>> Begin
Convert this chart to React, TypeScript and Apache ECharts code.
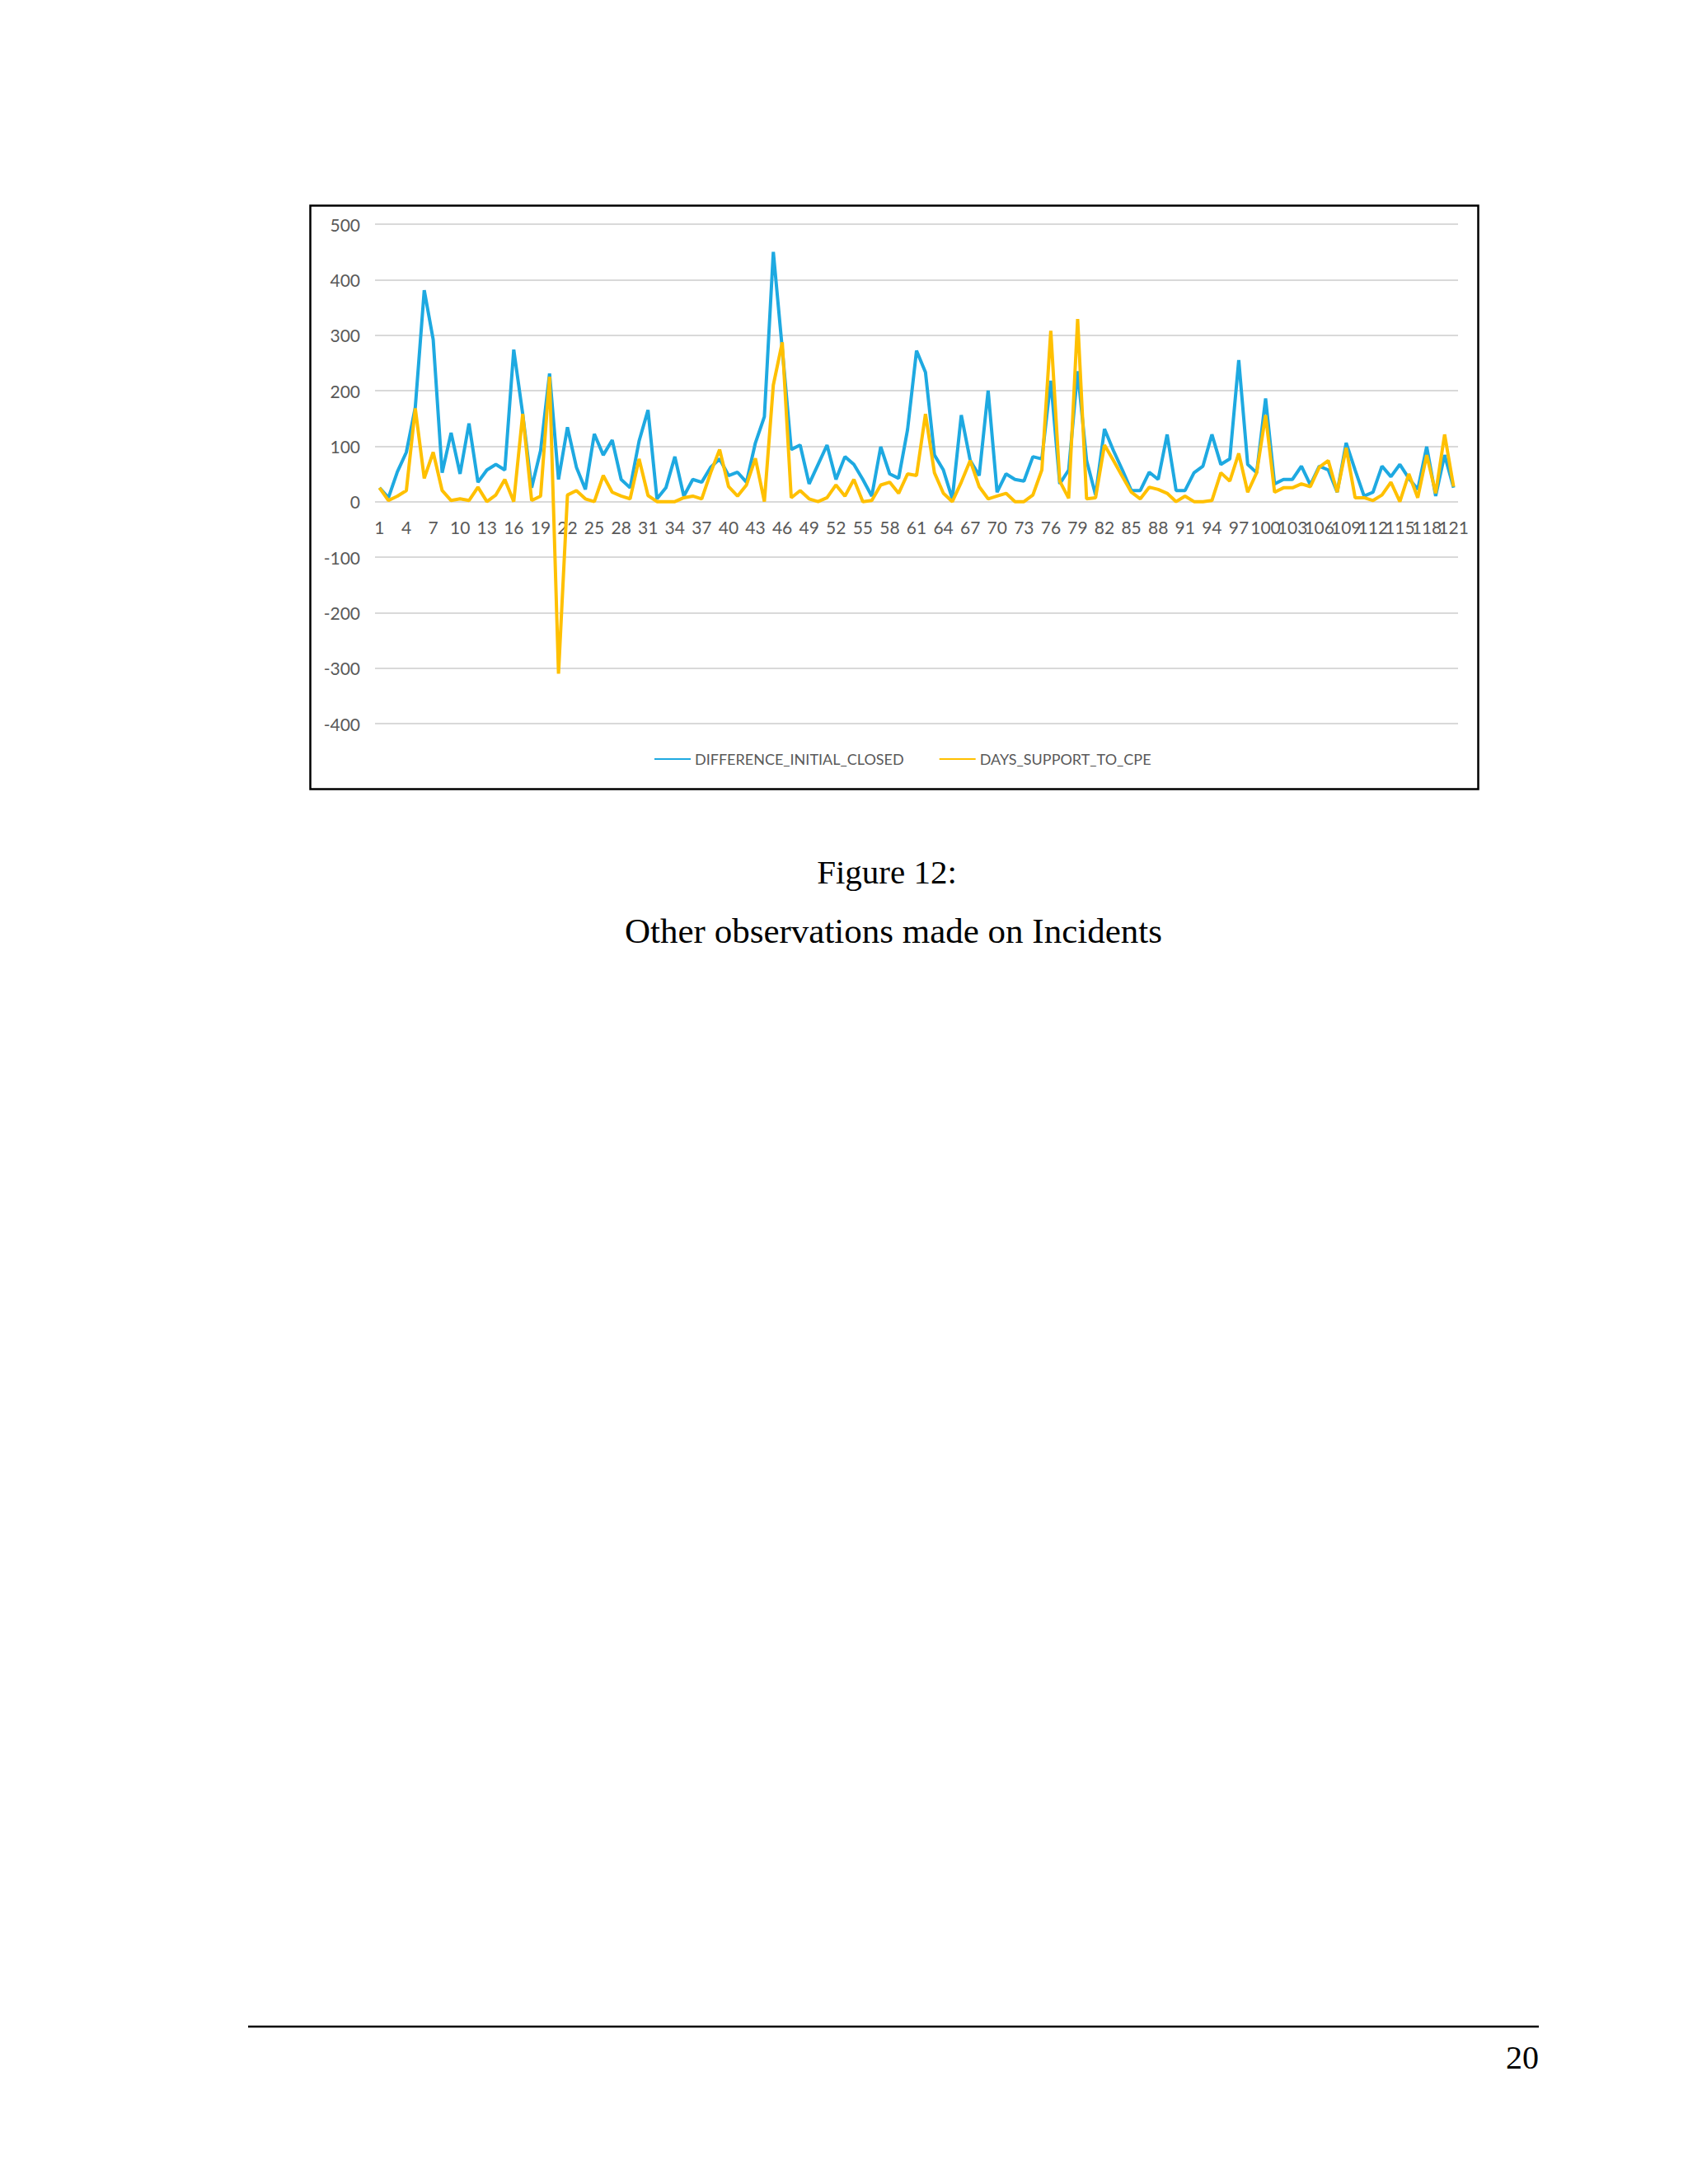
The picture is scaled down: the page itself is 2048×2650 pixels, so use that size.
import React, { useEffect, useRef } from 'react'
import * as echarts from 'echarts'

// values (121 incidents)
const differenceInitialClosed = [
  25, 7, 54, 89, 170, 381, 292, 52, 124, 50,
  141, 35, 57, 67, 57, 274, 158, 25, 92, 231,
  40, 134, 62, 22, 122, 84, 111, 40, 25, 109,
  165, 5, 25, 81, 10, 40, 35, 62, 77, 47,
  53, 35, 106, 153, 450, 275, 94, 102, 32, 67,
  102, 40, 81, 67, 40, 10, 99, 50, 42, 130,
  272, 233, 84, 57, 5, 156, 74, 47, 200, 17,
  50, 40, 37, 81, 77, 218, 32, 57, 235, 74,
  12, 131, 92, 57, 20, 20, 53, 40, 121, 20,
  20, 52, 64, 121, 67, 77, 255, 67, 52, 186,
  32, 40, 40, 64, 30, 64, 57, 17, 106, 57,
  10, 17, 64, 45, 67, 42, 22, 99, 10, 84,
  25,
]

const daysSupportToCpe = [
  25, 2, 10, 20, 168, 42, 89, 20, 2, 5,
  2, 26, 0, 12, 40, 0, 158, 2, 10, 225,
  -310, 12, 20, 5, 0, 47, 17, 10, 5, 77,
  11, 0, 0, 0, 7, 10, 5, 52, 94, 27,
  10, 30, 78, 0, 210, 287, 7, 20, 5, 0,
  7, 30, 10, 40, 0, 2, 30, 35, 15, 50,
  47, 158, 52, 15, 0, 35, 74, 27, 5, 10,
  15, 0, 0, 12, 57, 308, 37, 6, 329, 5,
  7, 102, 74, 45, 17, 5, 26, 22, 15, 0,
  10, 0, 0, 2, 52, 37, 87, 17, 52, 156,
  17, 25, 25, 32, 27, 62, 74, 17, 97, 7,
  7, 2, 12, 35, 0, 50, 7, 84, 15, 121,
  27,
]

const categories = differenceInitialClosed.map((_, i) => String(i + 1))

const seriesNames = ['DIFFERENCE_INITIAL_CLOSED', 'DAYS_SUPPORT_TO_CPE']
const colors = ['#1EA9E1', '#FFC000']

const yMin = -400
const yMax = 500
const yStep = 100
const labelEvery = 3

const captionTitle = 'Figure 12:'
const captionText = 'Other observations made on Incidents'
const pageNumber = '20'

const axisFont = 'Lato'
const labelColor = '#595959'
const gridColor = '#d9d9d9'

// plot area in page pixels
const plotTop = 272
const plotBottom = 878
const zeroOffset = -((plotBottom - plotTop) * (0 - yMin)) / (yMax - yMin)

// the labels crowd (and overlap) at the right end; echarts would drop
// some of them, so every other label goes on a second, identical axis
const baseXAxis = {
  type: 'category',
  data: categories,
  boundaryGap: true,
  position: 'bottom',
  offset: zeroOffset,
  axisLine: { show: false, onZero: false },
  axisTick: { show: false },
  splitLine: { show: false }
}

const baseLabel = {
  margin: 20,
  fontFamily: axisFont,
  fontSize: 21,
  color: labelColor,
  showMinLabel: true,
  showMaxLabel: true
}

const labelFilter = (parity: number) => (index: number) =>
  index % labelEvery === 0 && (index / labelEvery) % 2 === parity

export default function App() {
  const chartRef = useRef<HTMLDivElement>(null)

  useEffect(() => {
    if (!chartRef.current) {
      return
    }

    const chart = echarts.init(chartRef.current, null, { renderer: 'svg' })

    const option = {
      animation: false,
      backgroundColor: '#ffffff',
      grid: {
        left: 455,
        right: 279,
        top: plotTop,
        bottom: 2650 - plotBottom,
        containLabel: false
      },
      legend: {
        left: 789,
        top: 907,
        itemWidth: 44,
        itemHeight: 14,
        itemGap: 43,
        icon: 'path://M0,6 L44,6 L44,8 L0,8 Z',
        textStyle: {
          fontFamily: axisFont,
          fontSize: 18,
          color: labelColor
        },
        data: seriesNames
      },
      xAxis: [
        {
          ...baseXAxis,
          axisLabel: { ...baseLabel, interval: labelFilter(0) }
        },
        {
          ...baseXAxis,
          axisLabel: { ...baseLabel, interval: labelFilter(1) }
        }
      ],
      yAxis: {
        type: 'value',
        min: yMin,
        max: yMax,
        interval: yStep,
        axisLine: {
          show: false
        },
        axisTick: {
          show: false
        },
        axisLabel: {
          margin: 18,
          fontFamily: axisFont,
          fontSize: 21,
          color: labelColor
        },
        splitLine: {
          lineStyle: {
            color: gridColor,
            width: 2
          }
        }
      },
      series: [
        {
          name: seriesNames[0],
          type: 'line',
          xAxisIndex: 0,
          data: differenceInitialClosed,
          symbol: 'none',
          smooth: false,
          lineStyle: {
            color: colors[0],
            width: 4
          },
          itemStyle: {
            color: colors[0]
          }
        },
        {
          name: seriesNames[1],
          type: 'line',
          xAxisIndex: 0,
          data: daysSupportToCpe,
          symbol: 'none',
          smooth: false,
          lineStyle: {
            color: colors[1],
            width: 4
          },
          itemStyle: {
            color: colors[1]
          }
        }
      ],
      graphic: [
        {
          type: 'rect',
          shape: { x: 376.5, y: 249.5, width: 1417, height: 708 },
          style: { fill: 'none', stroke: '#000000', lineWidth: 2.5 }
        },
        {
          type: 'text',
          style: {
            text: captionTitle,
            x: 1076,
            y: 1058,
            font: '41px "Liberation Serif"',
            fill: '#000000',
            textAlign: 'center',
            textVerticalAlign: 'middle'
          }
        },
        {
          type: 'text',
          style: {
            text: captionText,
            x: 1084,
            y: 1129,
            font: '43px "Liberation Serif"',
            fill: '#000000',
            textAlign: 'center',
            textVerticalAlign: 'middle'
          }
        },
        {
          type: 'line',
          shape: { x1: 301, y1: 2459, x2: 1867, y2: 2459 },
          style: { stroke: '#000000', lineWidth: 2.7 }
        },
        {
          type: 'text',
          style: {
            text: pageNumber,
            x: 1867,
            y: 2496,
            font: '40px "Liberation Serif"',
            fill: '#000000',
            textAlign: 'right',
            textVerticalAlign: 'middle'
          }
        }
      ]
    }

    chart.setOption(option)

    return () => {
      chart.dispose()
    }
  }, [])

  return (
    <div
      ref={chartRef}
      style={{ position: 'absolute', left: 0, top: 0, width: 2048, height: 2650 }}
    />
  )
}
>> End
What is being asked: Copy every line above word for word and exclude the pictures.

Answer to this exercise:
Convert this chart to React, TypeScript and Apache ECharts code.
The picture is scaled down: the page itself is 2048×2650 pixels, so use that size.
import React, { useEffect, useRef } from 'react'
import * as echarts from 'echarts'

// values (121 incidents)
const differenceInitialClosed = [
  25, 7, 54, 89, 170, 381, 292, 52, 124, 50,
  141, 35, 57, 67, 57, 274, 158, 25, 92, 231,
  40, 134, 62, 22, 122, 84, 111, 40, 25, 109,
  165, 5, 25, 81, 10, 40, 35, 62, 77, 47,
  53, 35, 106, 153, 450, 275, 94, 102, 32, 67,
  102, 40, 81, 67, 40, 10, 99, 50, 42, 130,
  272, 233, 84, 57, 5, 156, 74, 47, 200, 17,
  50, 40, 37, 81, 77, 218, 32, 57, 235, 74,
  12, 131, 92, 57, 20, 20, 53, 40, 121, 20,
  20, 52, 64, 121, 67, 77, 255, 67, 52, 186,
  32, 40, 40, 64, 30, 64, 57, 17, 106, 57,
  10, 17, 64, 45, 67, 42, 22, 99, 10, 84,
  25,
]

const daysSupportToCpe = [
  25, 2, 10, 20, 168, 42, 89, 20, 2, 5,
  2, 26, 0, 12, 40, 0, 158, 2, 10, 225,
  -310, 12, 20, 5, 0, 47, 17, 10, 5, 77,
  11, 0, 0, 0, 7, 10, 5, 52, 94, 27,
  10, 30, 78, 0, 210, 287, 7, 20, 5, 0,
  7, 30, 10, 40, 0, 2, 30, 35, 15, 50,
  47, 158, 52, 15, 0, 35, 74, 27, 5, 10,
  15, 0, 0, 12, 57, 308, 37, 6, 329, 5,
  7, 102, 74, 45, 17, 5, 26, 22, 15, 0,
  10, 0, 0, 2, 52, 37, 87, 17, 52, 156,
  17, 25, 25, 32, 27, 62, 74, 17, 97, 7,
  7, 2, 12, 35, 0, 50, 7, 84, 15, 121,
  27,
]

const categories = differenceInitialClosed.map((_, i) => String(i + 1))

const seriesNames = ['DIFFERENCE_INITIAL_CLOSED', 'DAYS_SUPPORT_TO_CPE']
const colors = ['#1EA9E1', '#FFC000']

const yMin = -400
const yMax = 500
const yStep = 100
const labelEvery = 3

const captionTitle = 'Figure 12:'
const captionText = 'Other observations made on Incidents'
const pageNumber = '20'

const axisFont = 'Lato'
const labelColor = '#595959'
const gridColor = '#d9d9d9'

// plot area in page pixels
const plotTop = 272
const plotBottom = 878
const zeroOffset = -((plotBottom - plotTop) * (0 - yMin)) / (yMax - yMin)

// the labels crowd (and overlap) at the right end; echarts would drop
// some of them, so every other label goes on a second, identical axis
const baseXAxis = {
  type: 'category',
  data: categories,
  boundaryGap: true,
  position: 'bottom',
  offset: zeroOffset,
  axisLine: { show: false, onZero: false },
  axisTick: { show: false },
  splitLine: { show: false }
}

const baseLabel = {
  margin: 20,
  fontFamily: axisFont,
  fontSize: 21,
  color: labelColor,
  showMinLabel: true,
  showMaxLabel: true
}

const labelFilter = (parity: number) => (index: number) =>
  index % labelEvery === 0 && (index / labelEvery) % 2 === parity

export default function App() {
  const chartRef = useRef<HTMLDivElement>(null)

  useEffect(() => {
    if (!chartRef.current) {
      return
    }

    const chart = echarts.init(chartRef.current, null, { renderer: 'svg' })

    const option = {
      animation: false,
      backgroundColor: '#ffffff',
      grid: {
        left: 455,
        right: 279,
        top: plotTop,
        bottom: 2650 - plotBottom,
        containLabel: false
      },
      legend: {
        left: 789,
        top: 907,
        itemWidth: 44,
        itemHeight: 14,
        itemGap: 43,
        icon: 'path://M0,6 L44,6 L44,8 L0,8 Z',
        textStyle: {
          fontFamily: axisFont,
          fontSize: 18,
          color: labelColor
        },
        data: seriesNames
      },
      xAxis: [
        {
          ...baseXAxis,
          axisLabel: { ...baseLabel, interval: labelFilter(0) }
        },
        {
          ...baseXAxis,
          axisLabel: { ...baseLabel, interval: labelFilter(1) }
        }
      ],
      yAxis: {
        type: 'value',
        min: yMin,
        max: yMax,
        interval: yStep,
        axisLine: {
          show: false
        },
        axisTick: {
          show: false
        },
        axisLabel: {
          margin: 18,
          fontFamily: axisFont,
          fontSize: 21,
          color: labelColor
        },
        splitLine: {
          lineStyle: {
            color: gridColor,
            width: 2
          }
        }
      },
      series: [
        {
          name: seriesNames[0],
          type: 'line',
          xAxisIndex: 0,
          data: differenceInitialClosed,
          symbol: 'none',
          smooth: false,
          lineStyle: {
            color: colors[0],
            width: 4
          },
          itemStyle: {
            color: colors[0]
          }
        },
        {
          name: seriesNames[1],
          type: 'line',
          xAxisIndex: 0,
          data: daysSupportToCpe,
          symbol: 'none',
          smooth: false,
          lineStyle: {
            color: colors[1],
            width: 4
          },
          itemStyle: {
            color: colors[1]
          }
        }
      ],
      graphic: [
        {
          type: 'rect',
          shape: { x: 376.5, y: 249.5, width: 1417, height: 708 },
          style: { fill: 'none', stroke: '#000000', lineWidth: 2.5 }
        },
        {
          type: 'text',
          style: {
            text: captionTitle,
            x: 1076,
            y: 1058,
            font: '41px "Liberation Serif"',
            fill: '#000000',
            textAlign: 'center',
            textVerticalAlign: 'middle'
          }
        },
        {
          type: 'text',
          style: {
            text: captionText,
            x: 1084,
            y: 1129,
            font: '43px "Liberation Serif"',
            fill: '#000000',
            textAlign: 'center',
            textVerticalAlign: 'middle'
          }
        },
        {
          type: 'line',
          shape: { x1: 301, y1: 2459, x2: 1867, y2: 2459 },
          style: { stroke: '#000000', lineWidth: 2.7 }
        },
        {
          type: 'text',
          style: {
            text: pageNumber,
            x: 1867,
            y: 2496,
            font: '40px "Liberation Serif"',
            fill: '#000000',
            textAlign: 'right',
            textVerticalAlign: 'middle'
          }
        }
      ]
    }

    chart.setOption(option)

    return () => {
      chart.dispose()
    }
  }, [])

  return (
    <div
      ref={chartRef}
      style={{ position: 'absolute', left: 0, top: 0, width: 2048, height: 2650 }}
    />
  )
}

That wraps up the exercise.